June, 8th 2017 | By: Mike Fitts.
President Donald Trump has objected to Germany’s trade surplus with the United States, reportedly singling out its auto industry success for criticism. But in South Carolina, an early primary state that helped propel him to the Republican nomination, the Germans aren’t seen as an overseas rival but as a valued economic partner.
Trump tweeted on May 30 about the U.S. trade deficit with Germany: “Very bad for U.S. This will change.” In meetings during his recent trip to Europe, he criticized Germany’s success in selling automobiles in the United States, according to German media reports that the White House has disputed.
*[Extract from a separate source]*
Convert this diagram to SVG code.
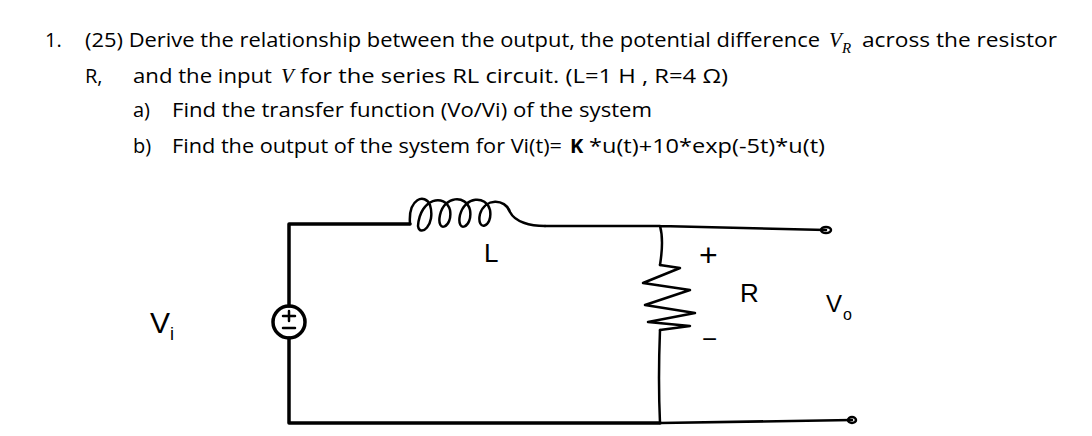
<svg xmlns="http://www.w3.org/2000/svg" width="1092" height="436" viewBox="0 0 1092 436">
<style>
.t{font-family:"Open Sans","Liberation Sans",sans-serif;font-size:20px;fill:#000}
.i{font-family:"Liberation Serif",serif;font-style:italic;font-size:21px}
.h{font-family:"Liberation Sans",sans-serif;font-size:26px;fill:#000}
.w{fill:none;stroke:#000;stroke-width:3.5;stroke-linecap:round;stroke-linejoin:round}
.s{fill:none;stroke:#000;stroke-width:2.5;stroke-linecap:round;stroke-linejoin:round}
</style>
<rect width="1092" height="436" fill="#fff"/>
<g id="text">
<text class="t" x="45" y="47">1.</text>
<text class="t" x="85" y="47" textLength="735" lengthAdjust="spacingAndGlyphs">(25) Derive the relationship between the output, the potential difference</text>
<text class="i" x="829" y="47">V</text><text class="i" x="842" y="53" style="font-size:15px">R</text>
<text class="t" x="862" y="47" textLength="195" lengthAdjust="spacingAndGlyphs">across the resistor</text>
<text class="t" x="85" y="83">R,</text>
<text class="t" x="133" y="83" textLength="139" lengthAdjust="spacingAndGlyphs">and the input</text>
<text class="i" x="281" y="83">V</text>
<text class="t" x="300" y="83" textLength="428" lengthAdjust="spacingAndGlyphs">for the series RL circuit.  (L=1 H , R=4 Ω)</text>
<text class="t" x="133" y="117">a)</text>
<text class="t" x="172" y="117" textLength="480" lengthAdjust="spacingAndGlyphs">Find the transfer function (Vo/Vi) of the system</text>
<text class="t" x="133" y="153">b)</text>
<text class="t" x="172" y="153" textLength="390" lengthAdjust="spacingAndGlyphs">Find the output of the system for Vi(t)=</text>
<text class="t" x="570" y="153" font-weight="bold">K</text>
<text class="t" x="589" y="153" textLength="236" lengthAdjust="spacingAndGlyphs">*u(t)+10*exp(-5t)*u(t)</text>
</g>
<g id="connectors">
<path class="w" d="M410 224 H289 V306 M289 338 V423 H660"/>
<path class="s" d="M545 226 L660 226 L826 230 M660 226 Q664 240 660 265 M660 330 Q658 380 660 423 L852 420"/>
</g>
<g id="inductor">
<path class="s" d="M410 224 C408 198 425 193 430 205 C436 225 420 238 418 226 C420 198 445 193 450 210 C453 228 436 234 440 215 C444 196 466 194 470 210 C473 228 456 234 460 215 C465 196 486 195 490 210 C493 228 476 232 480 214 C485 198 505 198 510 212 C515 222 530 226 545 226"/>
<text class="h" x="484" y="262">L</text>
</g>
<g id="source">
<circle class="w" cx="289" cy="322" r="16"/>
<path class="s" d="M283 316 H295 M289 311 V321 M283 328 H295"/>
<text class="h" x="150" y="333" style="font-size:30px">V</text><text class="h" x="170" y="340" style="font-size:18px">i</text>
</g>
<g id="resistor">
<path class="s" d="M660 265 L680 268 L643 283 L690 290 L645 305 L695 313 L648 322 L690 326 L660 330"/>
<text class="h" x="699" y="266" style="font-size:32px">+</text>
<text class="h" x="740" y="302">R</text>
<text class="h" x="702" y="348">−</text>
</g>
<g id="terminals">
<ellipse class="s" cx="826" cy="230" rx="5" ry="3"/>
<ellipse class="s" cx="852" cy="420" rx="4" ry="3"/>
<text class="h" x="826" y="312" style="font-size:24px">V</text><text class="h" x="843" y="320" style="font-size:16px">o</text>
</g>
</svg>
In South Carolina, German manufacturing growth is linked directly to the state’s economic success of the past 25 years. The hard-won 1992 deal that spurred BMW to put its first U.S. plant in South Carolina’s Upstate region is considered a watershed moment for the state’s economy, economic and political observers agree.
With all the success of BMW and other German investments by such companies as Robert Bosch Corp. and ZF Transmissions in South Carolina, it would be a major political mistake for Trump and his allies to endanger that with a trade war, according to Bob McAlister, a Columbia public relations consultant who remains well-connected in GOP circles after serving as chief of staff to Gov. Carroll Campbell, who made the deal that brought BMW to the state.
“It would be a blunder of the first order,” McAlister says. “It would be funny if it were not so serious.”